What the heck does it mean to  be on your high horse?

For me, being on your high horse means you’re indignant over a situation. How dare so and so expect this, say this to me or do that? I’m much better than that. Who do they think they are?  Sound familiar?

Well, maybe we don’t articulate our woes in quite that manner. Maybe we’re annoyed and hurt by something without feeling or even thinking about the reason why. We’re just annoyed, and we have a right to it. We’ve been done wrong. I mean, they write songs about this kind of thing, don’t they?

But you know what, being up there on our high horse doesn’t serve any real purpose now does it? I’ve been up there a time or two, and I can unequivocally say it never did me any good. It was a miserable, cold and lonely place to be. And I’m not all that crazy about heights if you want to know the truth.

Some years back an editor sent me some feedback on a story I’d written. I’d had problems with the story. I’ll admit that. I simply couldn’t find the voice I was going after. But I had worked my little heart out on it, and was basically being told the story wasn’t worth working on.  Ouch!  Talk about a slap in the face, an upper cut to the jaw.

When we hear something we don’t want to hear, it stings at first. Maybe more than we’re willing to admit. But then reality sets in and the hurt turns to anger. How dare this editor suggest that my story is crap! What do they know anyway? Everyone knows it comes down to personal likes and dislikes?

You climb up on your high horse and there you sit looking down at the world. For awhile you feel as though you have every right to be up there and you’re even enjoying the view. The winds blowing through your hair, feels kind of nice. You’re the injured party. You’ve been done wrong. Surely, this editor could have spared your feelings, broke it to you more gently by perhaps suggesting you take a nice long trip, all expenses paid, and leave that manuscript behind when you go.

The truth is, editors don’t say things to be mean and hurtful, and likely no matter what words they offered up would not have been the words you desperately felt you needed to hear at the time of rejection. Granted, I’ve received as few rejection in my day that had me feeling pretty darn good about my work, ones that offered some solid feedback for improvements and a whole lot of encouragement sprinkled on top, a bright red cherry too if I’m being honest.. One would like to think, that no matter what we’ve written, there is something worthwhile and salvageable. But sometimes, what we’ve written is only practice for that stunning masterpiece that is waiting for us down the road. We sometimes need to get real. If we’re serious about writing that is, and even more serious about being published. Anyone can write (at least in some fashion) but not everyone will be published. That is the reality we face, people.

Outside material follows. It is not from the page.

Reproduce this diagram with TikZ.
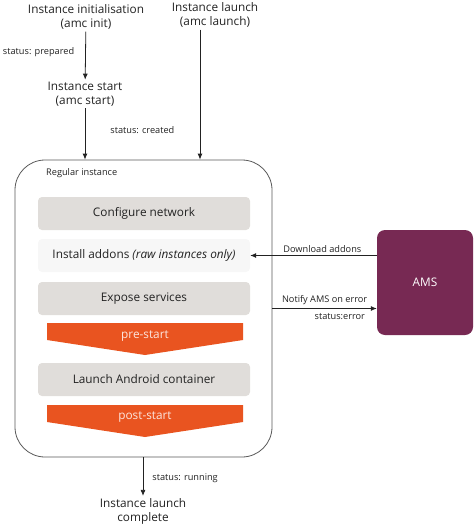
\documentclass[tikz,border=0pt]{standalone}
\usepackage{fontspec}
\setmainfont{Open Sans}
\usetikzlibrary{arrows.meta,calc}
\definecolor{ubOrange}{HTML}{E95420}
\definecolor{ubAubergine}{HTML}{772953}
\definecolor{stepGrey}{HTML}{E0DDDA}
\definecolor{stepLight}{HTML}{F7F7F7}
\definecolor{ink}{HTML}{222222}
\begin{document}
\begin{tikzpicture}[x=1pt, y=-1pt, font=\fontsize{11.8}{14}\selectfont, text=ink,
  title/.style={align=center, inner sep=2pt},
  lbl/.style={font=\fontsize{9.2}{11}\selectfont, inner sep=1pt},
  arr/.style={-{Latex[length=6pt,width=5pt]}, draw=ink, line width=0.8pt},
  frame/.style={draw=black!65, line width=0.8pt, rounded corners=30pt,
                minimum width=257pt, minimum height=297pt},
  stepbox/.style={fill=stepGrey, rounded corners=4pt, minimum width=212pt, minimum height=33pt},
  lightbox/.style={stepbox, fill=stepLight},
  hook/.style={fill=ubOrange},
  hooktext/.style={text=white!85!ubOrange},
  ams/.style={fill=ubAubergine, text=white, rounded corners=8pt,
              minimum width=96pt, minimum height=105pt},
]
\useasboundingbox (0,0) rectangle (474,525);

\node[title] (init)   at (86,17)  {Instance initialisation\\(amc init)};
\node[title] (start)  at (85,94)  {Instance start\\(amc start)};
\node[title] (launch) at (215,15) {Instance launch\\(amc launch)};

\node[frame] (inst) at (143.5,308.5) {};
\node[lbl, anchor=west] (instlbl) at (45,173) {Regular instance};

\node[stepbox]  (net)    at (144,213.5) {Configure network};
\node[lightbox] (addons) at (144,255.5) {Install addons \textit{(raw instances only)}};
\node[stepbox]  (expose) at (144,298.5) {Expose services};

% hooks drawn as chevrons
\fill[hook] (47,323) -- (243,323) -- (243,340) -- (145,355) -- (47,340) -- cycle;
\node[hooktext] (pre) at (145,336) {pre-start};

\node[stepbox] (android) at (144,379.5) {Launch Android container};

\fill[hook] (47,405) -- (243,405) -- (243,422) -- (145,437) -- (47,422) -- cycle;
\node[hooktext] (post) at (145,417) {post-start};

\node[title] (done) at (143,511) {Instance launch\\complete};

\node[ams] (ams) at (425,282.5) {AMS};

\draw[arr] (init) -- node[lbl, left=10pt, pos=0.43] {status: prepared} (start);
\draw[arr] (start) -- node[lbl, right=24pt, pos=0.43] {status: created} (start |- inst.north);
\draw[arr] ([xshift=-15pt]launch.south) -- ([xshift=-15pt]launch.south |- inst.north);
\draw[arr] (inst.south -| done) -- node[lbl, right=8pt, pos=0.55] {status: running} (done);

\draw[arr] (ams.west |- addons) -- node[lbl, above=2pt, pos=0.43] {Download addons} (addons.east);
\draw[arr] (inst.east) -- node[lbl, above=2pt] {Notify AMS on error}
  node[lbl, below=4pt, pos=0.9, anchor=north east] {status:error} (inst.east -| ams.west);
\end{tikzpicture}
\end{document}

So what does getting on your high horse really do for us except make us feel indignant and done wrong by, maybe even cause us to be frightened of heights?

Nothing.

It doesn’t make us feel good about our situation nor does it do anything to improve our writing. If anything it holds us back, fills us with miserable and self-defeating thoughts, that keeps us stalled in time until hopefully we get up the courage to climb back down again.

Have you ever been on your high horse over a comment an editor, or even a critique partner, made? What eventually made you get back down?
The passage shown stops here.